• _PROBLEM TO WORK ON_: Everything from the first line down to the line containing "67, 66, 64.5]" is to be retyped exactly, both ends included, with pictures left out.
==== TASK INPUT ====
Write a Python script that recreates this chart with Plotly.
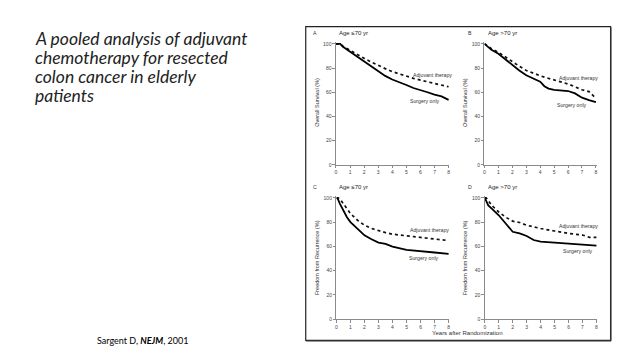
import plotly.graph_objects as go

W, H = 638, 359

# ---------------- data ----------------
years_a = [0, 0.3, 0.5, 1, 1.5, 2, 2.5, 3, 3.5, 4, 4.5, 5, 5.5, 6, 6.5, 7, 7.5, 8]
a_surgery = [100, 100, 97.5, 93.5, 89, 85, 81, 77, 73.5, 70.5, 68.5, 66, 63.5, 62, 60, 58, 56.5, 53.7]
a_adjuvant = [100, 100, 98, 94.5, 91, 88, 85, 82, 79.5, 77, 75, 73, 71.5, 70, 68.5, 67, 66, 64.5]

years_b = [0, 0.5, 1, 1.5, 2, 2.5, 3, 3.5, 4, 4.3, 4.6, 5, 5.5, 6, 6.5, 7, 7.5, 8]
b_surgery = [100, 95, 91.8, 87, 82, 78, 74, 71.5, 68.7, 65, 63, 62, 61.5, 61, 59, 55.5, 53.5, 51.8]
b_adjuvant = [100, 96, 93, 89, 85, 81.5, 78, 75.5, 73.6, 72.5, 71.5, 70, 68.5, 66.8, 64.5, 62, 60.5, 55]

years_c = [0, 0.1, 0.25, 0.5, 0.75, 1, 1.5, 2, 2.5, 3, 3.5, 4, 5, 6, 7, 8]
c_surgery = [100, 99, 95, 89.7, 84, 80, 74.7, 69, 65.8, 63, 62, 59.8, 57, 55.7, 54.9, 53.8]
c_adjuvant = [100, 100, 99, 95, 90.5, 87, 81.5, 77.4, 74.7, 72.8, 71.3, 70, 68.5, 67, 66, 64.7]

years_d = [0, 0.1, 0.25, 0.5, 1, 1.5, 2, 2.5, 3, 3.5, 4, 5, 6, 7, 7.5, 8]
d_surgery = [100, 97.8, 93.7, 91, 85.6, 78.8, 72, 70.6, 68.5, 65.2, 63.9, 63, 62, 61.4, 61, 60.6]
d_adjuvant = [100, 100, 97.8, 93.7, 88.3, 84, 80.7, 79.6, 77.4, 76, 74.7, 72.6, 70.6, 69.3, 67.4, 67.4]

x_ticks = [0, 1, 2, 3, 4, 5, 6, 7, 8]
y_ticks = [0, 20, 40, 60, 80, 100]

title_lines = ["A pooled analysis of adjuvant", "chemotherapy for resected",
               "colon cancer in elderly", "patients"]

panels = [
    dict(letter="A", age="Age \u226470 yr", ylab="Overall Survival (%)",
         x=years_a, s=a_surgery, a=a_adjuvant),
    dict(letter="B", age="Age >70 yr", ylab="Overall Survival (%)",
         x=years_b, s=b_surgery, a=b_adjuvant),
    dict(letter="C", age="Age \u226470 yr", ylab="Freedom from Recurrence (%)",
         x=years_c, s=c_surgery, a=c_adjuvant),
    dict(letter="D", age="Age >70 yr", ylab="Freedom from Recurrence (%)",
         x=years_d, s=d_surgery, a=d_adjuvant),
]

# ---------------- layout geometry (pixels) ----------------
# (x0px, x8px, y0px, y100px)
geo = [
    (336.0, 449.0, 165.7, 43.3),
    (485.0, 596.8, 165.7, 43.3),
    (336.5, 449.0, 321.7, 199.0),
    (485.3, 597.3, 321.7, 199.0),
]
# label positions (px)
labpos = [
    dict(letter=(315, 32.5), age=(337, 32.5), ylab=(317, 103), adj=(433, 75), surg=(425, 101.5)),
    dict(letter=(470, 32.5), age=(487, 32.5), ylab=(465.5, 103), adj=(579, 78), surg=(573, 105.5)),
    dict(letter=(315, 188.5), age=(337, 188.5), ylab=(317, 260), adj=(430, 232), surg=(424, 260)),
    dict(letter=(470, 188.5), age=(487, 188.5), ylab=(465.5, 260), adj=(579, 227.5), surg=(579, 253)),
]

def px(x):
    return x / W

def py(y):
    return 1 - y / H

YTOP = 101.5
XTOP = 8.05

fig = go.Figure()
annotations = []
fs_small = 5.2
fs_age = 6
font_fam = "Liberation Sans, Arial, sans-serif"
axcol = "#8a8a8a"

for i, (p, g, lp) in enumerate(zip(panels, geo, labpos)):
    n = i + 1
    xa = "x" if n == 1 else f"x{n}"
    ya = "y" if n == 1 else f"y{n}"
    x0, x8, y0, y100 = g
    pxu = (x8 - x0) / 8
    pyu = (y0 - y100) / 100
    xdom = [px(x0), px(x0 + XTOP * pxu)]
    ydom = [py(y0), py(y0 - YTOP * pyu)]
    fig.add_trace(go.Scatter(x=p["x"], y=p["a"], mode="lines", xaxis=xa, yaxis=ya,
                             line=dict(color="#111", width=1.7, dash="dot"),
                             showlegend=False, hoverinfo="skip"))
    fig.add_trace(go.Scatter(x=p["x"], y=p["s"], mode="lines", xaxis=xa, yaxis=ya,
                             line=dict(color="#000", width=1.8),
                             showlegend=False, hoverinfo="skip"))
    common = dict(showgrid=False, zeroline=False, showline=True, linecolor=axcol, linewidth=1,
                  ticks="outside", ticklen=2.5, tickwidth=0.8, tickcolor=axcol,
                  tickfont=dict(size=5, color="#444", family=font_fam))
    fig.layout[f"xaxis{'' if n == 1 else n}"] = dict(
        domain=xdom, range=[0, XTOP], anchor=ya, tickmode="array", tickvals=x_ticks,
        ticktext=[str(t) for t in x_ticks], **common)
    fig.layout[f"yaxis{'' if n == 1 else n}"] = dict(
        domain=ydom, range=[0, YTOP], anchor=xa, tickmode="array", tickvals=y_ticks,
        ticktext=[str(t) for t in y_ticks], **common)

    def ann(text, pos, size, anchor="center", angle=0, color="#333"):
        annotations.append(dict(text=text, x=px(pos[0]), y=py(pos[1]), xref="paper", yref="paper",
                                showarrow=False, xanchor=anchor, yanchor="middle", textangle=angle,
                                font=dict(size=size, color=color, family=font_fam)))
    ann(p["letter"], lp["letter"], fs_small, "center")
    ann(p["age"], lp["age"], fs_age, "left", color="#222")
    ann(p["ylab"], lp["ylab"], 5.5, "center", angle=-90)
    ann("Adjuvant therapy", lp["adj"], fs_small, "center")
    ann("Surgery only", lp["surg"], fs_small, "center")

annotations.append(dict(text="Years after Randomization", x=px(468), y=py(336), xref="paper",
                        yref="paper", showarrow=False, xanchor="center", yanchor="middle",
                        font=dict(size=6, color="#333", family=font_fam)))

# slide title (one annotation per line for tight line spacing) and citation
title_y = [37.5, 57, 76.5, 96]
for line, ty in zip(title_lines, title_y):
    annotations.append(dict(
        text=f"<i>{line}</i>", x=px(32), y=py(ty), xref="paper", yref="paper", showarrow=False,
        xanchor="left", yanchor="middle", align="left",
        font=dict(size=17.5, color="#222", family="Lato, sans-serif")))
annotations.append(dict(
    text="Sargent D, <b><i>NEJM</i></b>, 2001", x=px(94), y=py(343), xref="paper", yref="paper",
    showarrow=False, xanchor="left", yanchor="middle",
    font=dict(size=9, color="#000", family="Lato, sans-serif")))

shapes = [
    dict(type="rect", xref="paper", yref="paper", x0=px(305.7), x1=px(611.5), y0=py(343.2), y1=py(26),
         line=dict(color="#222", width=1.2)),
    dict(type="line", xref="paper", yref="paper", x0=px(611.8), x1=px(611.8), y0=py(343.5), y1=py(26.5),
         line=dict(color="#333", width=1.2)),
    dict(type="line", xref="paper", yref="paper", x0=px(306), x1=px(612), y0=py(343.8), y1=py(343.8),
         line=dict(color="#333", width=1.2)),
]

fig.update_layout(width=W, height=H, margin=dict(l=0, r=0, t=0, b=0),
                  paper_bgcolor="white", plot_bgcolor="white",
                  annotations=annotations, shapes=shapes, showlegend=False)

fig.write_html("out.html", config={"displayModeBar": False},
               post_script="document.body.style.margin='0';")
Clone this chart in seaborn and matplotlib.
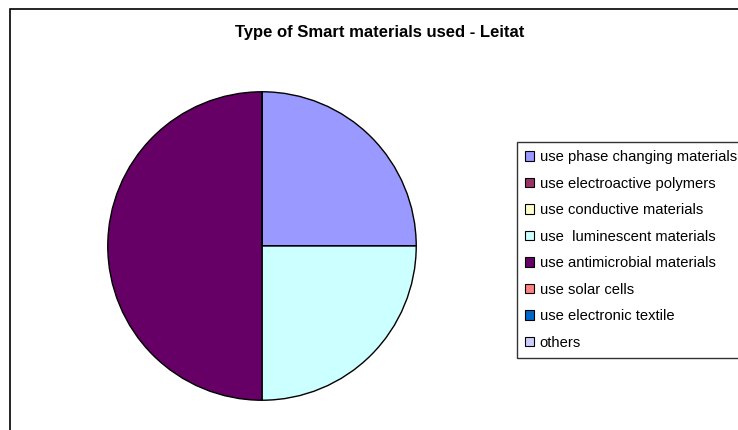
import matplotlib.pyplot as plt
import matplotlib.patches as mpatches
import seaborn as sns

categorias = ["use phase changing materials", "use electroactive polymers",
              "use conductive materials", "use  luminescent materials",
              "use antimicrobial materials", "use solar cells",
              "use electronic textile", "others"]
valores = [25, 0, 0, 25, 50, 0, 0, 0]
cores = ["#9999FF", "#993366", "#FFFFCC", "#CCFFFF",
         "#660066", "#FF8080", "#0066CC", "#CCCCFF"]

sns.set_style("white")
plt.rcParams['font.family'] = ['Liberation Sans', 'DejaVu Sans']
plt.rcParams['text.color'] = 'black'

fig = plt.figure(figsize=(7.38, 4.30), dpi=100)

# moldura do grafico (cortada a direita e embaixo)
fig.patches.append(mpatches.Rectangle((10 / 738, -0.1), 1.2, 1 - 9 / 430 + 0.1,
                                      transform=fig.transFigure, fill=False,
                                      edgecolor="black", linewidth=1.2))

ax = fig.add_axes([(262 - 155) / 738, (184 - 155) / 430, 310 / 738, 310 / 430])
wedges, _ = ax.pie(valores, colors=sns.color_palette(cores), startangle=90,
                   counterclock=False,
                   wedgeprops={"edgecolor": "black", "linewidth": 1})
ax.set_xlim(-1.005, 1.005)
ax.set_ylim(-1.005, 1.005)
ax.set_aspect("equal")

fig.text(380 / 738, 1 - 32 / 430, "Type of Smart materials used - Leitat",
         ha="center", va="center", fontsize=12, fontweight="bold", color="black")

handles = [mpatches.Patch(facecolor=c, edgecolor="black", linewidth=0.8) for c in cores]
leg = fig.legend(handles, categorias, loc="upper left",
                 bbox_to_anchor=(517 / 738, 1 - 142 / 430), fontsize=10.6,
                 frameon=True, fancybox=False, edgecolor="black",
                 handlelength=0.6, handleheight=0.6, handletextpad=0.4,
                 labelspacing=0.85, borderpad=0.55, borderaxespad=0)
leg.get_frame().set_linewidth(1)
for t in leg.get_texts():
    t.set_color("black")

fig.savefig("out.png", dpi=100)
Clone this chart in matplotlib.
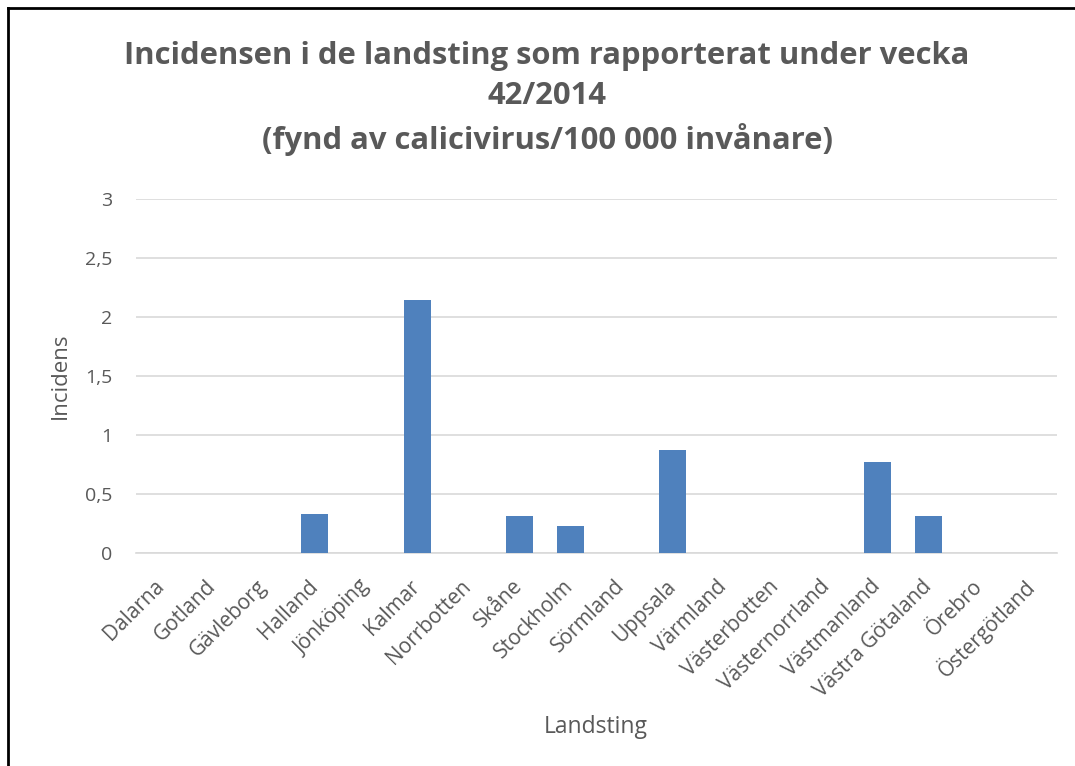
====
• _FINISHED EXERCISE_:
Write a Python script that recreates this chart with Plotly.
import plotly.graph_objects as go

W, H = 638, 359

# ---------------- data ----------------
years_a = [0, 0.3, 0.5, 1, 1.5, 2, 2.5, 3, 3.5, 4, 4.5, 5, 5.5, 6, 6.5, 7, 7.5, 8]
a_surgery = [100, 100, 97.5, 93.5, 89, 85, 81, 77, 73.5, 70.5, 68.5, 66, 63.5, 62, 60, 58, 56.5, 53.7]
a_adjuvant = [100, 100, 98, 94.5, 91, 88, 85, 82, 79.5, 77, 75, 73, 71.5, 70, 68.5, 67, 66, 64.5]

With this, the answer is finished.